Information supplied:
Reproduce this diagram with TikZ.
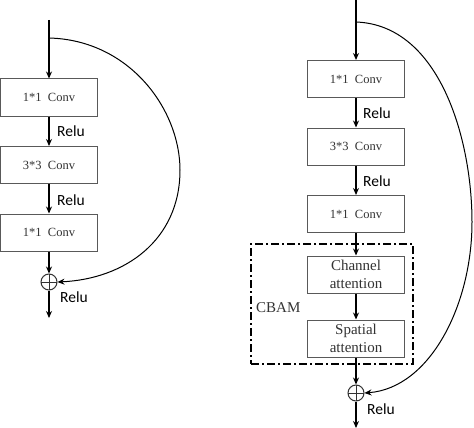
\documentclass[tikz,border=0pt]{standalone}
\usepackage{fontspec}
\setmainfont{Liberation Serif}
\newfontfamily\relufont{Carlito}
\usetikzlibrary{arrows.meta}
\begin{document}
\begin{tikzpicture}[x=1pt,y=-1pt,
 convbox/.style={draw=black!65, line width=1pt, fill=white, minimum width=97pt, minimum height=37pt, inner sep=0pt, font=\fontsize{12.5}{14}\selectfont, text=black!80, align=center},
 attbox/.style={convbox, font=\fontsize{15}{18}\selectfont},
 flow/.style={draw=black, line width=1.2pt, -{Stealth[length=7pt,width=6pt]}},
 link/.style={draw=black, line width=1pt, -{Stealth[length=7pt,width=6pt]}},
 relu/.style={font=\relufont\fontsize{15.5}{17}\selectfont, anchor=west, inner sep=0pt, text=black},
 sum/.style={circle, draw=black!80, line width=1pt, minimum size=16pt, inner sep=0pt, fill=white,
   path picture={\draw[black!80, line width=1pt] (path picture bounding box.north) -- (path picture bounding box.south) (path picture bounding box.west) -- (path picture bounding box.east);}},
 cbam/.style={draw=black, line width=1.8pt, dash pattern=on 8pt off 3pt on 2pt off 3pt, minimum width=162pt, minimum height=120pt, inner sep=0pt},
 lbl/.style={font=\fontsize{15}{18}\selectfont, text=black!80, anchor=west, inner sep=0pt},
]
\useasboundingbox (0,0) rectangle (474,428);

% ---------- left block ----------
\coordinate (ain) at (49,20);
\coordinate (ab) at (49,38);
\node[convbox] (a1) at (49,97.5) {1*1\ \ Conv};
\node[convbox] (a2) at (49,165) {3*3\ \ Conv};
\node[convbox] (a3) at (49,232.5) {1*1\ \ Conv};
\node[sum] (asum) at (49,282) {};
\coordinate (aout) at (49,318);

\draw[flow] (ain) -- (a1);
\draw[flow] (a1) -- (a2);
\draw[flow] (a2) -- (a3);
\draw[flow] (a3) -- (asum);
\draw[flow] (asum) -- (aout);
\draw[link] (ab) .. controls (130,40) and (180,110) .. (180,170) .. controls (180,240) and (125,279) .. (asum.east);

\node[relu] (ar1) at (57,131) {Relu};
\node[relu] (ar2) at (57,200) {Relu};
\node[relu] (ar3) at (60,297) {Relu};

% ---------- right block ----------
\coordinate (bin) at (356,0);
\coordinate (bb) at (356,22);
\node[cbam] (cb) at (332,304) {};
\node[convbox] (b1) at (356,79) {1*1\ \ Conv};
\node[convbox] (b2) at (356,146.5) {3*3\ \ Conv};
\node[convbox] (b3) at (356,214) {1*1\ \ Conv};
\node[attbox] (b4) at (356,274.5) {Channel\\attention};
\node[attbox] (b5) at (356,338.5) {Spatial\\attention};
\node[sum] (bsum) at (356,393) {};
\coordinate (bout) at (356,428);

\draw[flow] (bin) -- (b1);
\draw[flow] (b1) -- (b2);
\draw[flow] (b2) -- (b3);
\draw[flow] (b3) -- (b4);
\draw[flow] (b4) -- (b5);
\draw[flow] (b5) -- (bsum);
\draw[flow] (bsum) -- (bout);
\draw[link] (bb) .. controls (440,25) and (472,140) .. (472,222) .. controls (472,305) and (430,388) .. (bsum.east);

\node[relu] (br1) at (363,113) {Relu};
\node[relu] (br2) at (363,181) {Relu};
\node[relu] (br3) at (367,409) {Relu};
\node[lbl] (cbl) at (256,308) {CBAM};
\end{tikzpicture}
\end{document}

Stated task: Set the listing down in full and exactly. Pictures within it should not appear in the copy.

The output:
Reproduce this diagram with TikZ.
\documentclass[tikz,border=0pt]{standalone}
\usepackage{fontspec}
\setmainfont{Liberation Serif}
\newfontfamily\relufont{Carlito}
\usetikzlibrary{arrows.meta}
\begin{document}
\begin{tikzpicture}[x=1pt,y=-1pt,
 convbox/.style={draw=black!65, line width=1pt, fill=white, minimum width=97pt, minimum height=37pt, inner sep=0pt, font=\fontsize{12.5}{14}\selectfont, text=black!80, align=center},
 attbox/.style={convbox, font=\fontsize{15}{18}\selectfont},
 flow/.style={draw=black, line width=1.2pt, -{Stealth[length=7pt,width=6pt]}},
 link/.style={draw=black, line width=1pt, -{Stealth[length=7pt,width=6pt]}},
 relu/.style={font=\relufont\fontsize{15.5}{17}\selectfont, anchor=west, inner sep=0pt, text=black},
 sum/.style={circle, draw=black!80, line width=1pt, minimum size=16pt, inner sep=0pt, fill=white,
   path picture={\draw[black!80, line width=1pt] (path picture bounding box.north) -- (path picture bounding box.south) (path picture bounding box.west) -- (path picture bounding box.east);}},
 cbam/.style={draw=black, line width=1.8pt, dash pattern=on 8pt off 3pt on 2pt off 3pt, minimum width=162pt, minimum height=120pt, inner sep=0pt},
 lbl/.style={font=\fontsize{15}{18}\selectfont, text=black!80, anchor=west, inner sep=0pt},
]
\useasboundingbox (0,0) rectangle (474,428);

% ---------- left block ----------
\coordinate (ain) at (49,20);
\coordinate (ab) at (49,38);
\node[convbox] (a1) at (49,97.5) {1*1\ \ Conv};
\node[convbox] (a2) at (49,165) {3*3\ \ Conv};
\node[convbox] (a3) at (49,232.5) {1*1\ \ Conv};
\node[sum] (asum) at (49,282) {};
\coordinate (aout) at (49,318);

\draw[flow] (ain) -- (a1);
\draw[flow] (a1) -- (a2);
\draw[flow] (a2) -- (a3);
\draw[flow] (a3) -- (asum);
\draw[flow] (asum) -- (aout);
\draw[link] (ab) .. controls (130,40) and (180,110) .. (180,170) .. controls (180,240) and (125,279) .. (asum.east);

\node[relu] (ar1) at (57,131) {Relu};
\node[relu] (ar2) at (57,200) {Relu};
\node[relu] (ar3) at (60,297) {Relu};

% ---------- right block ----------
\coordinate (bin) at (356,0);
\coordinate (bb) at (356,22);
\node[cbam] (cb) at (332,304) {};
\node[convbox] (b1) at (356,79) {1*1\ \ Conv};
\node[convbox] (b2) at (356,146.5) {3*3\ \ Conv};
\node[convbox] (b3) at (356,214) {1*1\ \ Conv};
\node[attbox] (b4) at (356,274.5) {Channel\\attention};
\node[attbox] (b5) at (356,338.5) {Spatial\\attention};
\node[sum] (bsum) at (356,393) {};
\coordinate (bout) at (356,428);

\draw[flow] (bin) -- (b1);
\draw[flow] (b1) -- (b2);
\draw[flow] (b2) -- (b3);
\draw[flow] (b3) -- (b4);
\draw[flow] (b4) -- (b5);
\draw[flow] (b5) -- (bsum);
\draw[flow] (bsum) -- (bout);
\draw[link] (bb) .. controls (440,25) and (472,140) .. (472,222) .. controls (472,305) and (430,388) .. (bsum.east);

\node[relu] (br1) at (363,113) {Relu};
\node[relu] (br2) at (363,181) {Relu};
\node[relu] (br3) at (367,409) {Relu};
\node[lbl] (cbl) at (256,308) {CBAM};
\end{tikzpicture}
\end{document}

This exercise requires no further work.